For tax years beginning after 2025, businesses must file Form 1099-NEC for any independent contractor who receives $2,000 or more in nonemployee compensation during the year. This is an increase from the previous $600 threshold, enacted by the One Big Beautiful Bill Act signed in 2025.4Internal Revenue Service. Publication 1099 – General Instructions for Certain Information Returns (2026) The $2,000 threshold will be adjusted for inflation beginning in 2027.
Once the LOA is finalized, both parties need to sign it to make it active. You can sign a physical copy and exchange it by certified mail, or you can use an electronic signature platform. Under the federal Electronic Signatures in Global and National Commerce Act (ESIGN Act), an electronic signature is just as legally valid as a handwritten one — a contract cannot be denied enforceability solely because it was signed electronically.5Office of the Law Revision Counsel. 15 USC 7001 – General Rule of Validity The only requirement is that the electronic record must be stored in a format that can be accurately reproduced later by all parties.
Both sides should retain a signed copy for their permanent business records. Signing may also trigger immediate obligations outlined in the agreement, such as a commencement deposit or the start of a required notice period for termination. Read the effective date and payment sections carefully before signing so you know exactly what happens the moment ink hits paper — or the button gets clicked.
Business circumstances change, and an LOA may need to be updated after both parties have signed. The safest approach is to include a “no oral modification” clause in the original agreement, which states that changes are only valid if made in writing and signed by both parties.
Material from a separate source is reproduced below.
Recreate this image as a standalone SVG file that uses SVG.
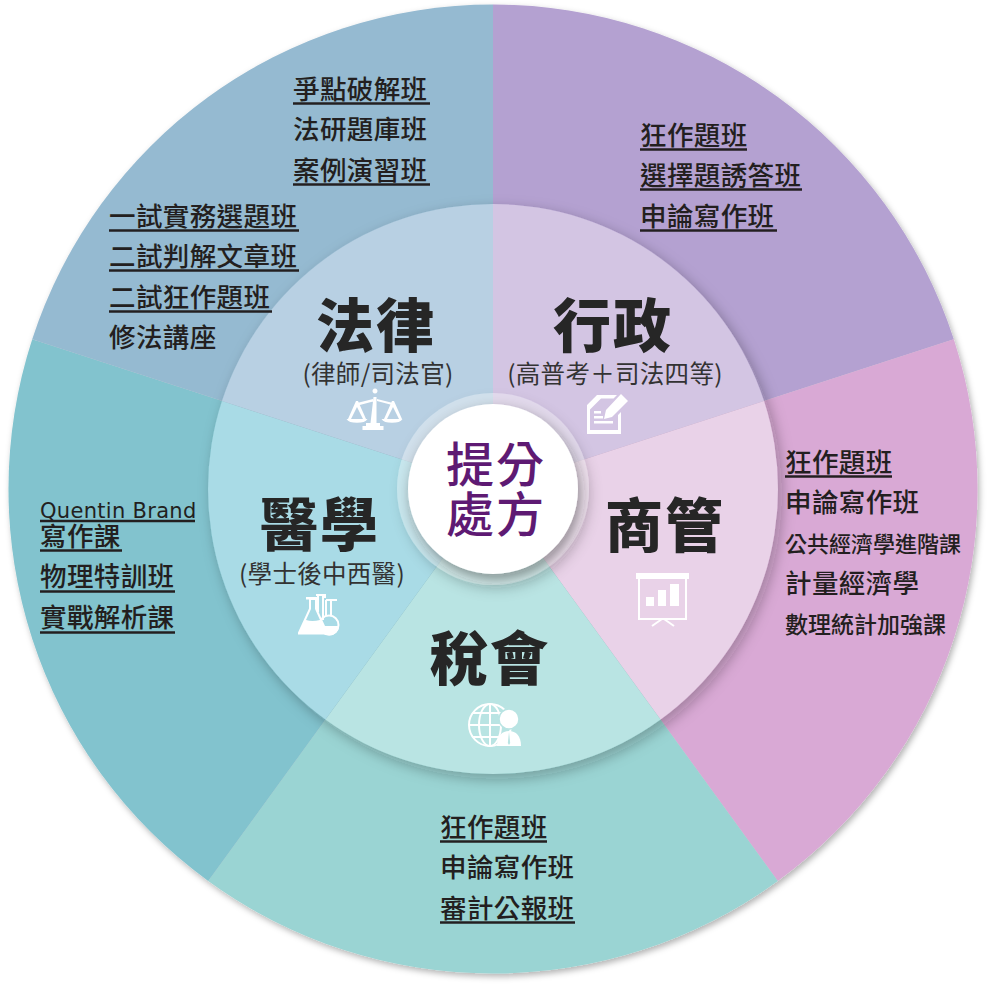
<svg xmlns="http://www.w3.org/2000/svg" width="997" height="997" viewBox="0 0 997 997">
<defs>
<filter id="s1" x="-10%" y="-10%" width="120%" height="120%"><feDropShadow dx="2" dy="3" stdDeviation="3" flood-color="#000" flood-opacity="0.3"/></filter>
<filter id="s2" x="-15%" y="-15%" width="130%" height="130%"><feDropShadow dx="4" dy="5" stdDeviation="7" flood-color="#222" flood-opacity="0.3"/></filter>
<filter id="s3" x="-30%" y="-30%" width="160%" height="160%"><feDropShadow dx="3" dy="6" stdDeviation="6" flood-color="#222" flood-opacity="0.4"/></filter>
</defs>
<style>
text{font-family:"Noto Sans CJK TC","Noto Sans CJK SC",sans-serif;fill:#231f20}
.l{font-size:26.500px;letter-spacing:.4px;font-weight:500}
.m{font-size:22px;letter-spacing:0;font-weight:500}
.n{font-size:23px;letter-spacing:0;font-weight:500}
.q{font-family:"DejaVu Sans","Noto Sans CJK TC",sans-serif;font-size:21px;letter-spacing:.3px}
.t{font-size:58px;font-weight:900;letter-spacing:2px;text-anchor:middle;fill:#262626}
.u{font-size:24.500px;letter-spacing:.3px;text-anchor:middle;fill:#333}
.c{font-size:48px;font-weight:500;letter-spacing:2px;text-anchor:middle;fill:#5e1a73}
.ul{stroke:#231f20;stroke-width:2.400;fill:none}
.w{fill:#fff;stroke:none}
.ws{fill:none;stroke:#fff;stroke-width:2}
</style>

<g id="outer-ring" filter="url(#s1)">
<path id="outer-xingzheng" fill="#b4a1d1" d="M493 489V4.500A484.500 484.500 0 0 1 953.800 339.300Z"/>
<path id="outer-shangguan" fill="#d9a9d5" d="M493 489L953.800 339.300A484.500 484.500 0 0 1 777.800 881Z"/>
<path id="outer-shuihui" fill="#9ad4d3" d="M493 489L777.800 881A484.500 484.500 0 0 1 208.200 881Z"/>
<path id="outer-yixue" fill="#82c3ce" d="M493 489L208.200 881A484.500 484.500 0 0 1 32.200 339.300Z"/>
<path id="outer-falv" fill="#95bad1" d="M493 489L32.200 339.300A484.500 484.500 0 0 1 493 4.500Z"/>
</g>

<g id="inner-ring" filter="url(#s2)">
<path fill="#d3c5e3" d="M493 489V204A285 285 0 0 1 764 401Z"/>
<path fill="#e9d2e8" d="M493 489L764 401A285 285 0 0 1 660.500 719.600Z"/>
<path fill="#b9e4e3" d="M493 489L660.500 719.600A285 285 0 0 1 325.500 719.600Z"/>
<path fill="#a9dbe6" d="M493 489L325.500 719.600A285 285 0 0 1 222 401Z"/>
<path fill="#b8d0e3" d="M493 489L222 401A285 285 0 0 1 493 204Z"/>
</g>

<g id="node-falv">
<text class="t" x="376" y="347">法律</text>
<text class="u" x="378" y="383">(律師/司法官)</text>
<g id="icon-scale">
<path class="w" d="M375 393.500a2.500 2.500 0 1 1 .01 0ZM373.500 397h3v26h3.500v3h3.500v4h-21v-4h3.500v-3h4.500ZM355 403.500L373 399v2.500L356 406ZM377 399l18 4.500-1 2-17-4.500Z"/>
<path class="w" fill-rule="evenodd" d="M356 401l2 0 8 18h1.500a11 5.500 0 0 1-21 0h1.500ZM357 407l-6 12h12ZM392 401l2 0 8 18h.500a11 5.500 0 0 1-21 0h2.500ZM393 407l-6 12h12Z"/>
</g>
</g>

<g id="node-xingzheng">
<text class="t" x="613" y="347">行政</text>
<text class="u" x="615" y="383">(高普考＋司法四等)</text>
<g id="icon-note">
<path class="w" fill-rule="evenodd" d="M597 395h20l-3.500 3.500h-12.500l-11 11v20.500h28v-15l3-3v22h-34v-29ZM594 411h7v2.500h-7ZM594 416h9v2.500h-9ZM594 421h19v2.500h-19Z"/>
<path class="w" d="M621 394l7 7-16 16-8 2 2-9Z"/>
</g>
</g>

<g id="node-shangguan">
<text class="t" x="665" y="547">商管</text>
<g id="icon-board">
<path class="w" d="M636 573h53v6h-53ZM646 597h8v9h-8ZM658 590h8v16h-8ZM670 584h9v22h-9Z"/>
<path class="ws" d="M639 578v41h47v-41M662 619l-10 7M664 619l10 7"/>
</g>
</g>

<g id="node-shuihui">
<text class="t" x="490" y="680">稅會</text>
<g id="icon-globe">
<circle class="ws" cx="490" cy="725" r="21"/>
<ellipse class="ws" cx="490" cy="725" rx="11" ry="21"/>
<path class="ws" d="M490 704v42M473 713h34M469 725h42M473 737h34"/>
<circle cx="509" cy="719" r="10" fill="#fff" stroke="#b9e4e3" stroke-width="1.500"/>
<path class="w" stroke="#b9e4e3" d="M497 746c0-10 5-15 12-15s12 5 12 15Z"/>
<path d="M509 732l-1.200 11 1.200 2 1.200-2Z" fill="#b9e4e3"/>
</g>
</g>

<g id="node-yixue">
<text class="t" x="320" y="546">醫學</text>
<text class="u" x="322" y="583">(學士後中西醫)</text>
<g id="icon-flask">
<path class="w" fill-rule="evenodd" d="M306 597h13v2.500h-2v9l11 24v2h-30v-2l11-24v-9h-3ZM311 600v9l-5 11q6 2 14 0l-5-11v-9Z"/>
<path class="ws" stroke-width="1.500" d="M316 595h9v3M318 596v16M323 596v24M326 600h11"/>
<circle class="ws" cx="329" cy="625" r="9.500"/>
<path class="w" d="M320 626h19a9.500 9.500 0 0 1-19 0ZM325 600v16h2v-16ZM332 600v16h-2v-16Z"/>
</g>
</g>

<g id="node-center">
<circle cx="493" cy="489" r="96" fill="#fff" fill-opacity=".35" filter="url(#s3)"/>
<circle cx="493" cy="489" r="85" fill="#fff" filter="url(#s3)"/>
<text class="c" x="496" y="482">提分</text>
<text class="c" x="496" y="532">處方</text>
</g>

<g id="list-falv">
<text class="l" x="293" y="99">爭點破解班</text><path class="ul" d="M293 103.500H430"/>
<text class="l" x="293" y="139">法研題庫班</text>
<text class="l" x="293" y="180">案例演習班</text><path class="ul" d="M293 184.500H430"/>
<text class="l" x="109" y="226">一試實務選題班</text><path class="ul" d="M109 230.500H299"/>
<text class="l" x="109" y="266">二試判解文章班</text><path class="ul" d="M109 270.500H299"/>
<text class="l" x="109" y="307">二試狂作題班</text><path class="ul" d="M109 311.500H272"/>
<text class="l" x="109" y="347">修法講座</text>
</g>
<g id="list-xingzheng">
<text class="l" x="640" y="145">狂作題班</text><path class="ul" d="M640 149.500H747"/>
<text class="l" x="640" y="185">選擇題誘答班</text><path class="ul" d="M640 189.500H802"/>
<text class="l" x="640" y="226">申論寫作班</text><path class="ul" d="M640 230.500H777"/>
</g>
<g id="list-shangguan">
<text class="l" x="785" y="472">狂作題班</text><path class="ul" d="M785 476.500H892"/>
<text class="l" x="785" y="512">申論寫作班</text>
<text class="m" x="785" y="552">公共經濟學進階課</text>
<text class="l" x="785" y="593">計量經濟學</text>
<text class="n" x="785" y="633">數理統計加強課</text>
</g>
<g id="list-shuihui">
<text class="l" x="440" y="837">狂作題班</text><path class="ul" d="M440 841.500H547"/>
<text class="l" x="440" y="877">申論寫作班</text>
<text class="l" x="440" y="918">審計公報班</text><path class="ul" d="M440 922.500H575"/>
</g>
<g id="list-yixue">
<text class="q" x="40" y="518">Quentin Brand</text><path class="ul" d="M40 521H195"/>
<text class="l" x="40" y="546">寫作課</text><path class="ul" d="M40 550.500H122"/>
<text class="l" x="40" y="586">物理特訓班</text><path class="ul" d="M40 591.500H175"/>
<text class="l" x="40" y="627">實戰解析課</text><path class="ul" d="M40 632.500H175"/>
</g>
</svg>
Without this clause, a court could potentially enforce a verbal change made during a phone call or meeting — creating uncertainty about what the real terms are. When you do need to amend the agreement, draft a short written amendment that references the original LOA, describes the specific change, and is signed by both parties.
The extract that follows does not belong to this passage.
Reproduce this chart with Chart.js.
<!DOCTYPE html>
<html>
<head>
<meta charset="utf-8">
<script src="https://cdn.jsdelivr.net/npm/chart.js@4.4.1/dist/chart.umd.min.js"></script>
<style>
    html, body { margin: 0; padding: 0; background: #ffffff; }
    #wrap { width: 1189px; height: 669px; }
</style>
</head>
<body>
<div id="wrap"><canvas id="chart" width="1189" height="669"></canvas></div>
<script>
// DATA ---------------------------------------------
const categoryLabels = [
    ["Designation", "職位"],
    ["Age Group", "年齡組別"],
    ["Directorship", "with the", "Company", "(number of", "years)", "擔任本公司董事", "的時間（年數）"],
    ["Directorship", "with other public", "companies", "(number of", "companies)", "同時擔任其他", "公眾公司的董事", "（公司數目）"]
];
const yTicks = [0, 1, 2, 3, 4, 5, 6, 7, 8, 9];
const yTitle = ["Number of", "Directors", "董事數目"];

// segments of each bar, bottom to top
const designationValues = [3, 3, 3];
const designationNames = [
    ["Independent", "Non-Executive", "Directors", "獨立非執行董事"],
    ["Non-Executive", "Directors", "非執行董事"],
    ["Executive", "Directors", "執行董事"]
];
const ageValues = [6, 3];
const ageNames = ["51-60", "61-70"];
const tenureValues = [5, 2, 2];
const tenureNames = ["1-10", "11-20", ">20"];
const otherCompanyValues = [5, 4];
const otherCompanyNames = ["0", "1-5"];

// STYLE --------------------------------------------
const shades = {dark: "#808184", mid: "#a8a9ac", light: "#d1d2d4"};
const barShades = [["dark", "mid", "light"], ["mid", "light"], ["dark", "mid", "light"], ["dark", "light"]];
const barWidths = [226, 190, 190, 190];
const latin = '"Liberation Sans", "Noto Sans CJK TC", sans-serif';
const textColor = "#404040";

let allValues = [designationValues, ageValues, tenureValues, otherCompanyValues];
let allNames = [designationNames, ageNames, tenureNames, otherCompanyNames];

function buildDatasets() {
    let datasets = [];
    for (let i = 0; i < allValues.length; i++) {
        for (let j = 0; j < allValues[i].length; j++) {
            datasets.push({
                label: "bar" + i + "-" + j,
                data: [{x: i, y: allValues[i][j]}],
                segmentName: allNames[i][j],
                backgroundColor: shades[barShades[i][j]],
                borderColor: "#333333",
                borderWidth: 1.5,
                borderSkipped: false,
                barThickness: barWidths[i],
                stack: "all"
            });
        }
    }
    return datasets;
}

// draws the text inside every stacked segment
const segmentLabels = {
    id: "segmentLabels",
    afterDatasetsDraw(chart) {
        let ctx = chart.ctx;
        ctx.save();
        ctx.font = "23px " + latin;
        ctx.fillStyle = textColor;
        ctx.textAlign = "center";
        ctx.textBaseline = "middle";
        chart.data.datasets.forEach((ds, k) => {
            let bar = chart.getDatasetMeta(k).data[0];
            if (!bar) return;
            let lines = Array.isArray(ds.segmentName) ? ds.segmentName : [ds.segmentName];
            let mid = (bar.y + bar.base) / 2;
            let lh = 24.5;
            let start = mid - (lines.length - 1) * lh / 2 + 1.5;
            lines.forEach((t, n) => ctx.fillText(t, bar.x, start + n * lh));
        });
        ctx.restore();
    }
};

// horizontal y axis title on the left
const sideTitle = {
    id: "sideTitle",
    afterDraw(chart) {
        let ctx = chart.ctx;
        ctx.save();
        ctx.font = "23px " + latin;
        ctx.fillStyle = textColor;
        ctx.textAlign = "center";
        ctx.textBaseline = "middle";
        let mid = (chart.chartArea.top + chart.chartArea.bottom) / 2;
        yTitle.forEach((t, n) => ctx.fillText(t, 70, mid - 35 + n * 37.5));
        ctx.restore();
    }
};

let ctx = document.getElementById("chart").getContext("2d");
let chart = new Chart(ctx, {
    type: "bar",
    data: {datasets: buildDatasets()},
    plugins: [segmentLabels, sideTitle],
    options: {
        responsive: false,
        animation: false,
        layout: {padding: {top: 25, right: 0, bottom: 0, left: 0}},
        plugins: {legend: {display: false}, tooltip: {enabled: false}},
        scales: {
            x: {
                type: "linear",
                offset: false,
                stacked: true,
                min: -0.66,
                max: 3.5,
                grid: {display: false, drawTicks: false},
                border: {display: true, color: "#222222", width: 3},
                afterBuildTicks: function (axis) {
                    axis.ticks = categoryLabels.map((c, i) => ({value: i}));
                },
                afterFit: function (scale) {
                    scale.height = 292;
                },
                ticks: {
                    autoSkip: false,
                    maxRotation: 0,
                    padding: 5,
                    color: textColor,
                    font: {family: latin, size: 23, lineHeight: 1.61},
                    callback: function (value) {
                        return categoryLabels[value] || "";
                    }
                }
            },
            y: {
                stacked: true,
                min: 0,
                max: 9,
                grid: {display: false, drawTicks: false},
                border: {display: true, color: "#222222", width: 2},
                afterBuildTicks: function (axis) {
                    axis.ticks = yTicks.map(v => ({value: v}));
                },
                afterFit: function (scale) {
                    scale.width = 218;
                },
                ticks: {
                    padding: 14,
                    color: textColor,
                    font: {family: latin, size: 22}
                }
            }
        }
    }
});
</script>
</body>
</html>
When one party fails to meet their obligations under an LOA, the severity of the failure determines what happens next. A minor issue — like delivering work a few days late on an otherwise completed project — may entitle the other side to compensation for the delay but does not justify walking away from the entire agreement. A serious failure that defeats the purpose of the deal, however, gives the non-breaching party the right to terminate the contract entirely and pursue damages.
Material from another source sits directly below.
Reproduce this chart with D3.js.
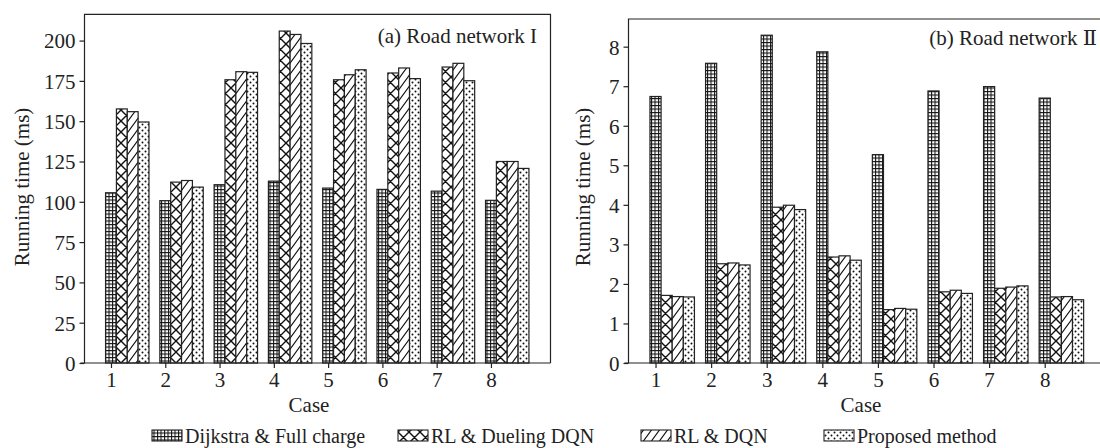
<!DOCTYPE html>
<html>
<head>
<meta charset="utf-8">
<script src="https://cdn.jsdelivr.net/npm/d3@7"></script>
<style>
  body { margin: 0; background: #fff; }
  svg { display: block; font-family: "Liberation Serif", "DejaVu Serif", serif; }
  .axis text { font-family: "Liberation Serif", serif; font-size: 21px; fill: #222; }
  .axis path, .axis line { stroke: #222; stroke-width: 1.2px; }
</style>
</head>
<body>
<script>
// cases on the x axis
var cases = [1, 2, 3, 4, 5, 6, 7, 8];
var seriesNames = ["Dijkstra & Full charge", "RL & Dueling DQN", "RL & DQN", "Proposed method"];

// (a) Road network I, running time (ms)
var netI_dijkstra = [105.6, 100.7, 110.6, 112.8, 108.5, 107.7, 106.6, 100.9];
var netI_dueling  = [157.6, 112.2, 175.7, 205.9, 175.7, 179.9, 183.6, 125.0];
var netI_dqn      = [155.9, 113.2, 180.7, 203.8, 178.8, 183.0, 185.9, 125.0];
var netI_proposed = [149.5, 109.1, 180.3, 198.2, 181.9, 176.4, 175.1, 120.7];
var netI_yTicks = [0, 25, 50, 75, 100, 125, 150, 175, 200];

// (b) Road network II, running time (ms)
var netII_dijkstra = [6.74, 7.58, 8.29, 7.87, 5.27, 6.88, 6.99, 6.70];
var netII_dueling  = [1.71, 2.51, 3.94, 2.68, 1.35, 1.80, 1.89, 1.67];
var netII_dqn      = [1.68, 2.53, 3.99, 2.71, 1.38, 1.84, 1.92, 1.68];
var netII_proposed = [1.67, 2.48, 3.88, 2.60, 1.36, 1.76, 1.95, 1.60];
var netII_yTicks = [0, 1, 2, 3, 4, 5, 6, 7, 8];

var W = 1100, H = 448;
var svg = d3.select("body").append("svg").attr("width", W).attr("height", H);
var defs = svg.append("defs");

// hatch patterns, one per series
function addPattern(id, w, h, draw){
  var p = defs.append("pattern").attr("id", id)
    .attr("patternUnits", "userSpaceOnUse")
    .attr("width", w).attr("height", h);
  p.append("rect").attr("width", w).attr("height", h).attr("fill", "#fff");
  draw(p);
}
addPattern("pGrid", 3.5, 3.5, function(p){
  p.append("path").attr("d", "M0,0.5H3.5M0.5,0V3.5")
    .attr("stroke", "#111").attr("stroke-width", 1.1).attr("fill", "none");
});
addPattern("pCross", 11, 11, function(p){
  p.append("path").attr("d", "M0,0L11,11M11,0L0,11M-1,10L1,12M10,-1L12,1M-1,1L1,-1M10,12L12,10")
    .attr("stroke", "#111").attr("stroke-width", 1.4).attr("fill", "none");
});
addPattern("pDiag", 8, 11, function(p){
  p.append("path").attr("d", "M0,11L8,0M-2,2.75L2,-2.75M6,13.75L10,8.25")
    .attr("stroke", "#111").attr("stroke-width", 1.1).attr("fill", "none");
});
addPattern("pDots", 6, 6, function(p){
  p.append("circle").attr("cx", 1.5).attr("cy", 1.5).attr("r", 1).attr("fill", "#111");
  p.append("circle").attr("cx", 4.5).attr("cy", 4.5).attr("r", 1).attr("fill", "#111");
});
var fills = ["url(#pGrid)", "url(#pCross)", "url(#pDiag)", "url(#pDots)"];

function panel(opt){
  var g = svg.append("g");
  var x = d3.scaleLinear().domain(opt.xDomain).range([opt.left, opt.right]);
  var y = d3.scaleLinear().domain(opt.yDomain).range([opt.bottom, opt.top]);
  var step = x(2) - x(1);
  var bw = step * 0.2;

  // bars, first bar of each group sits on the tick
  opt.series.forEach(function(vals, k){
    g.selectAll("rect.s" + k)
      .data(vals)
      .enter().append("rect")
      .attr("class", "s" + k)
      .attr("x", function(d, i){ return x(cases[i]) - bw / 2 + k * bw; })
      .attr("y", function(d){ return y(d); })
      .attr("width", bw)
      .attr("height", function(d){ return y(0) - y(d); })
      .attr("fill", fills[k])
      .attr("stroke", "#222")
      .attr("stroke-width", 1.2);
  });

  // frame
  g.append("path")
    .attr("d", "M" + opt.left + "," + opt.bottom + "V" + opt.top + "H" + opt.right + "V" + opt.bottom)
    .attr("fill", "none").attr("stroke", "#222").attr("stroke-width", 1.2);

  var xAxis = d3.axisBottom(x).tickValues(cases).tickSize(5).tickFormat(d3.format("d"));
  var yAxis = d3.axisLeft(y).tickValues(opt.yTicks).tickSize(5).tickFormat(d3.format("d"));

  g.append("g").attr("class", "axis")
    .attr("transform", "translate(0," + opt.bottom + ")")
    .call(xAxis)
    .call(function(s){ s.select(".domain").attr("d", "M" + (opt.left - 4) + ",0H" + opt.right); })
    .selectAll("text").attr("y", 24).attr("dy", 0);

  g.append("g").attr("class", "axis")
    .attr("transform", "translate(" + opt.left + ",0)")
    .call(yAxis)
    .call(function(s){ s.select(".domain").remove(); })
    .selectAll("text").attr("x", -9).attr("dy", "0.35em");

  // labels
  g.append("text")
    .attr("x", opt.caseX).attr("y", 412)
    .attr("text-anchor", "middle").attr("font-size", 21).attr("fill", "#222")
    .text("Case");
  g.append("text")
    .attr("transform", "translate(" + opt.yLabelX + ",187) rotate(-90)")
    .attr("text-anchor", "middle").attr("font-size", 21).attr("fill", "#222")
    .text("Running time (ms)");
  g.append("text")
    .attr("x", opt.titleX).attr("y", opt.titleY)
    .attr("text-anchor", "end").attr("font-size", 21).attr("fill", "#222")
    .text(opt.title);
}

panel({
  left: 84.5, right: 550.5, top: 14.3, bottom: 363,
  xDomain: [0.512, 9.097], yDomain: [0, 216.3], yTicks: netI_yTicks,
  series: [netI_dijkstra, netI_dueling, netI_dqn, netI_proposed],
  title: "(a) Road network I", titleX: 537, titleY: 43,
  yLabelX: 29, caseX: 309
});
panel({
  left: 628.5, right: 1105.7, top: 19, bottom: 363,
  xDomain: [0.514, 9.097], yDomain: [0, 8.70], yTicks: netII_yTicks,
  series: [netII_dijkstra, netII_dueling, netII_dqn, netII_proposed],
  title: "(b) Road network \u2161", titleX: 1097, titleY: 45,
  yLabelX: 590, caseX: 861
});

// legend
var legendTextX = [185, 431, 674, 857];
var leg = svg.append("g");
seriesNames.forEach(function(name, k){
  var lg = leg.append("g").attr("transform", "translate(" + legendTextX[k] + ",443)");
  lg.append("rect").attr("x", -33).attr("y", -13).attr("width", 30).attr("height", 11)
    .attr("fill", fills[k]).attr("stroke", "#222").attr("stroke-width", 1.1);
  lg.append("text")
    .attr("font-size", 20).attr("fill", "#222")
    .text(name);
});
</script>
</body>
</html>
Courts weigh several factors when deciding whether a failure is serious enough to justify termination. These include whether the non-breaching party lost the core benefit of the deal, how far along the parties were in performing their obligations, whether the breaching party acted in bad faith, and whether the problem can realistically be fixed. The agreement itself can also define which failures are serious by designating certain obligations as essential — for example, stating that timely delivery is a critical requirement.
Before taking any legal action, the non-breaching party should notify the other side in writing, explaining what went wrong and whether there is an opportunity to fix the problem within a set time frame. If the issue cannot be resolved, the available remedies typically include monetary damages to cover the financial harm, an order requiring the breaching party to fulfill their obligations, or liquidated damages if the LOA specified a predetermined penalty amount. Having a clear termination clause in the original agreement — with notice requirements, cure periods, and defined consequences — makes this process far more predictable for both sides.